Parametric vs Nonparametric test
- Parametric test: assumes data follows a certain distribution. Requires previous knowledge about the population.
- Nonparametric test: does not make assumptions and can be applied to any type of data (ordinal or nominal)
Parametric Data Analysis
- t-test for mean comparison: One independent variable with two groups/units (two bake plates, two coaters, etc) and one dependent variable (CD, thickness) ANOVA will test the equality of three or more group means
- ANOVA: One independent variable with more than two groups/units and one dependent variable
- Two-way ANOVA: Multiple independent variables with more than two groups/units and one dependent variable
- MANOVA: Multiple independent variables with more than two groups/units and Multiple dependent variables
Tukey HSD (honest significant difference) is a post hoc test (follow up to ANOVA) to assess the significance of differences between pairs of group means.

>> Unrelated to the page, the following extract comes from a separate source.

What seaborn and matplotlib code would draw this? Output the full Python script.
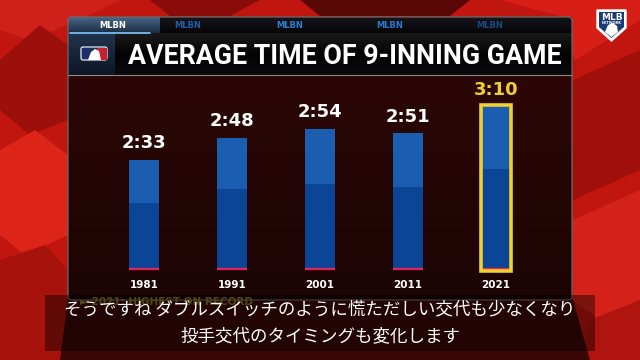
import matplotlib
matplotlib.use("Agg")
import matplotlib.pyplot as plt
from matplotlib.patches import Rectangle, Polygon, FancyBboxPatch
import numpy as np
import pandas as pd
import seaborn as sns

# chart data
years = ["1981", "1991", "2001", "2011", "2021"]
minutes = [153, 168, 174, 171, 190]
time_labels = ["2:33", "2:48", "2:54", "2:51", "3:10"]

title = "AVERAGE TIME OF 9-INNING GAME"
footer = "\u25ba 2021: HIGHEST ON RECORD"
subtitle_1 = "そうですね ダブルスイッチのように慌ただしい交代も少なくなり"
subtitle_2 = "投手交代のタイミングも変化します"
tab_names = ["MLBN", "MLBN", "MLBN", "MLBN", "MLBN"]

base = 78.6          # minutes at the floor of the chart
light_blue = "#1b5db0"
dark_blue = "#0d4596"
gold = "#f0d030"

sns.set_theme(style="white")
plt.rcParams["font.family"] = ["DejaVu Sans", "Noto Sans CJK JP"]

fig = plt.figure(figsize=(6.4, 3.6), dpi=100)
fig.patch.set_facecolor("#c0160f")

# ---- background / frame, pixel coordinates
bg = fig.add_axes([0, 0, 1, 1], zorder=-1)
bg.set_xlim(0, 640)
bg.set_ylim(360, 0)
bg.axis("off")

red_shapes = [
    ([(0, 0), (120, 0), (90, 15), (30, 40), (0, 30)], "#d0201a"),
    ([(0, 60), (40, 25), (68, 45), (68, 120), (30, 135), (0, 110)], "#9c0f0a"),
    ([(0, 150), (35, 130), (68, 155), (68, 235), (25, 255), (0, 235)], "#dc2418"),
    ([(0, 260), (45, 245), (68, 270), (68, 360), (0, 360)], "#a8120c"),
    ([(150, 0), (260, 0), (230, 16), (170, 16)], "#8a0c08"),
    ([(300, 0), (470, 0), (450, 16), (320, 16)], "#5a0806"),
    ([(500, 0), (640, 0), (640, 20), (575, 60), (560, 16)], "#d81f17"),
    ([(573, 80), (640, 50), (640, 170), (573, 200)], "#a00f0a"),
    ([(573, 220), (640, 190), (640, 300), (600, 320), (573, 300)], "#d4221a"),
    ([(590, 320), (640, 300), (640, 360), (580, 360)], "#b0140e"),
    ([(68, 300), (573, 300), (590, 360), (60, 360)], "#3a0706"),
]
for pts, col in red_shapes:
    bg.add_patch(Polygon(pts, closed=True, facecolor=col, edgecolor="none"))

# panel body with a soft vertical gradient
grad = np.linspace(0, 1, 100)[:, None]
panel_cmap = matplotlib.colors.LinearSegmentedColormap.from_list("p", ["#2c0707", "#1c0404"])
bg.imshow(grad, extent=(68, 572, 300, 75), cmap=panel_cmap, aspect="auto", zorder=1)

# tab bar
tab_cmap = matplotlib.colors.LinearSegmentedColormap.from_list("t", ["#15151c", "#060608"])
bg.imshow(grad, extent=(68, 572, 33, 17), cmap=tab_cmap, aspect="auto", zorder=1)
act_cmap = matplotlib.colors.LinearSegmentedColormap.from_list("a", ["#4a6786", "#1b2c42"])
bg.imshow(grad, extent=(68, 160, 33, 17), cmap=act_cmap, aspect="auto", zorder=2)
bg.plot([70, 150], [33, 33], color="#7fc8ff", lw=1.2, zorder=3)
for i, (tx, name) in enumerate(zip([113, 188, 290, 390, 490], tab_names)):
    bg.text(tx, 25, name, color="white" if i == 0 else ["#1f5fa8", "#2f7fd8", "#2a78d0", "#184a80"][i - 1],
            fontsize=6, fontweight="bold", ha="center", va="center", zorder=4)

# title bar
title_cmap = matplotlib.colors.LinearSegmentedColormap.from_list("h", ["#1a1a1a", "#030303", "#0b0b0b"])
bg.imshow(grad, extent=(68, 572, 75, 33), cmap=title_cmap, aspect="auto", zorder=1)
logo_cmap = matplotlib.colors.LinearSegmentedColormap.from_list("l", ["#22344e", "#0c1626"])
bg.imshow(grad, extent=(68, 115, 75, 33), cmap=logo_cmap, aspect="auto", zorder=2)
bg.plot([68, 572], [75, 75], color="#8a8a8a", lw=0.8, zorder=3)

# MLB logo in title bar
bg.add_patch(FancyBboxPatch((81, 47), 26, 13, boxstyle="round,pad=0,rounding_size=2",
                            facecolor="#1a2f6b", edgecolor="white", lw=0.8, zorder=4))
bg.add_patch(Rectangle((97, 47.5), 9.5, 12, facecolor="#c8202a", edgecolor="none", zorder=4))
bg.add_patch(Polygon([(88, 60), (91, 52), (95, 49), (99, 51), (101, 60)], facecolor="white",
                     edgecolor="none", zorder=5))

# panel border
bg.add_patch(FancyBboxPatch((68, 17), 504, 283, boxstyle="round,pad=0,rounding_size=4",
                            facecolor="none", edgecolor="#6a6a6a", lw=0.9, zorder=5))

# MLB Network shield, top right
bg.add_patch(Polygon([(597, 10), (626, 10), (626, 28), (611.5, 41), (597, 28)],
                     facecolor="white", edgecolor="white", lw=1, zorder=4))
bg.add_patch(Polygon([(599, 12), (624, 12), (624, 27), (611.5, 38), (599, 27)],
                     facecolor="#1b3a78", edgecolor="none", zorder=5))
bg.add_patch(Polygon([(605, 32), (608, 25), (613, 23), (617, 26), (618, 32), (611.5, 37)],
                     facecolor="white", edgecolor="none", zorder=6))
bg.text(611.5, 17.5, "MLB", color="white", fontsize=6.5, fontweight="bold", ha="center", va="center", zorder=6)
bg.text(611.5, 23.5, "NETWORK", color="white", fontsize=2.5, fontweight="bold", ha="center", va="center", zorder=6)

bg.text(80, 302, footer, color="#8c7a22", fontsize=7.5, fontweight="bold", ha="left", va="center", zorder=6)

# title, fitted to the bar width
t = bg.text(128, 56, title, color="white", fontsize=18, fontweight="bold",
            family=["Roboto", "DejaVu Sans"], ha="left", va="center", zorder=6)
r = fig.canvas.get_renderer()
w = t.get_window_extent(r).width
t.set_fontsize(18 * 434 / w)

# ---- the bar chart
df = pd.DataFrame({"year": years, "minutes": minutes})
df["lower"] = [base + 0.61 * (m - base) for m in minutes]

ax = fig.add_axes([100 / 640, 0.25, 440 / 640, 0.5], zorder=1)
ax.patch.set_alpha(0)
sns.barplot(data=df, x="year", y="minutes", color=light_blue, saturation=1, width=0.34,
            edgecolor="none", linewidth=0, ax=ax)
n = len(ax.patches)
sns.barplot(data=df, x="year", y="lower", color=dark_blue, saturation=1, width=0.34,
            edgecolor="none", linewidth=0, ax=ax)
ax.set_xlim(-0.5, len(years) - 0.5)
ax.set_ylim(base, 200.2)

for i, p in enumerate(ax.patches[:n]):
    x0, wd = p.get_x(), p.get_width()
    top = p.get_height()
    last = i == len(years) - 1
    ax.hlines(base + 0.4, x0, x0 + wd, color="#e0245a", lw=1.6, zorder=4, clip_on=False)
    if last:
        ax.add_patch(Rectangle((x0, base - 0.8), wd, top - base + 0.8, fill=False,
                               edgecolor=gold, lw=2.6, zorder=5, clip_on=False))
    ax.annotate(time_labels[i], (x0 + wd / 2, top), xytext=(0, 4.5 if last else 5.5),
                textcoords="offset points", ha="center", va="bottom",
                color=gold if last else "white", fontsize=13, fontweight="bold")

ax.set_xlabel("")
ax.set_ylabel("")
ax.set_yticks([])
ax.tick_params(axis="x", length=0, pad=7, labelsize=7.5, labelcolor="white")
for lab in ax.get_xticklabels():
    lab.set_fontweight("bold")
sns.despine(ax=ax, left=True, bottom=True)

# ---- subtitles on top
top_ax = fig.add_axes([0, 0, 1, 1], zorder=5)
top_ax.set_xlim(0, 640)
top_ax.set_ylim(360, 0)
top_ax.axis("off")
top_ax.patch.set_alpha(0)
top_ax.add_patch(Rectangle((45, 295), 550, 56, facecolor="black", alpha=0.42, edgecolor="none"))
top_ax.text(320, 309, subtitle_1, color="white", fontsize=12.6, ha="center", va="center",
            family=["Noto Sans CJK JP", "DejaVu Sans"])
top_ax.text(320, 336, subtitle_2, color="white", fontsize=12.6, ha="center", va="center",
            family=["Noto Sans CJK JP", "DejaVu Sans"])

fig.savefig("out.png", dpi=100, facecolor=fig.get_facecolor())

Can create confidence intervals for all pairwise differences between each group’s means
To understand relationship between variables (features) and how to predict the dependent variable can use regression.
Nonparametric Data Analysis
- Chi-square: Use when variables are categorical
Confidence Interval
68–95–99.7 rule (empirical rule)
If data is normally distributed then
- 1 sigma encompasses 68% of the data
- 2 sigma (standard error/significant) encompasses 95% of the data (95% confidence interval)
- 3 sigma encompasses 99.7% of the data
A confidence interval (CI) is the range of values that a population parameter is likely to fall between with a certain degree of confidence. CIs that contain either 95% or 99% of expected observations is common. For example, if an estimated value is 50 and the confidence interval of 80% is ±5%, then there is an 80% probability that the true value is between 45 and 55.
Another example. If you construct a confidence interval with a 95% confidence level, you are confident that 95 out of 100 times the estimate will fall between the upper and lower values specified by the confidence interval. Your desired confidence level is usually one minus the alpha (α) value you used in your statistical test: Confidence level = 1 − a So if you use an alpha value of p < 0.05 for statistical significance, then your confidence level would be 1 − 0.05 = 0.95, or 95%.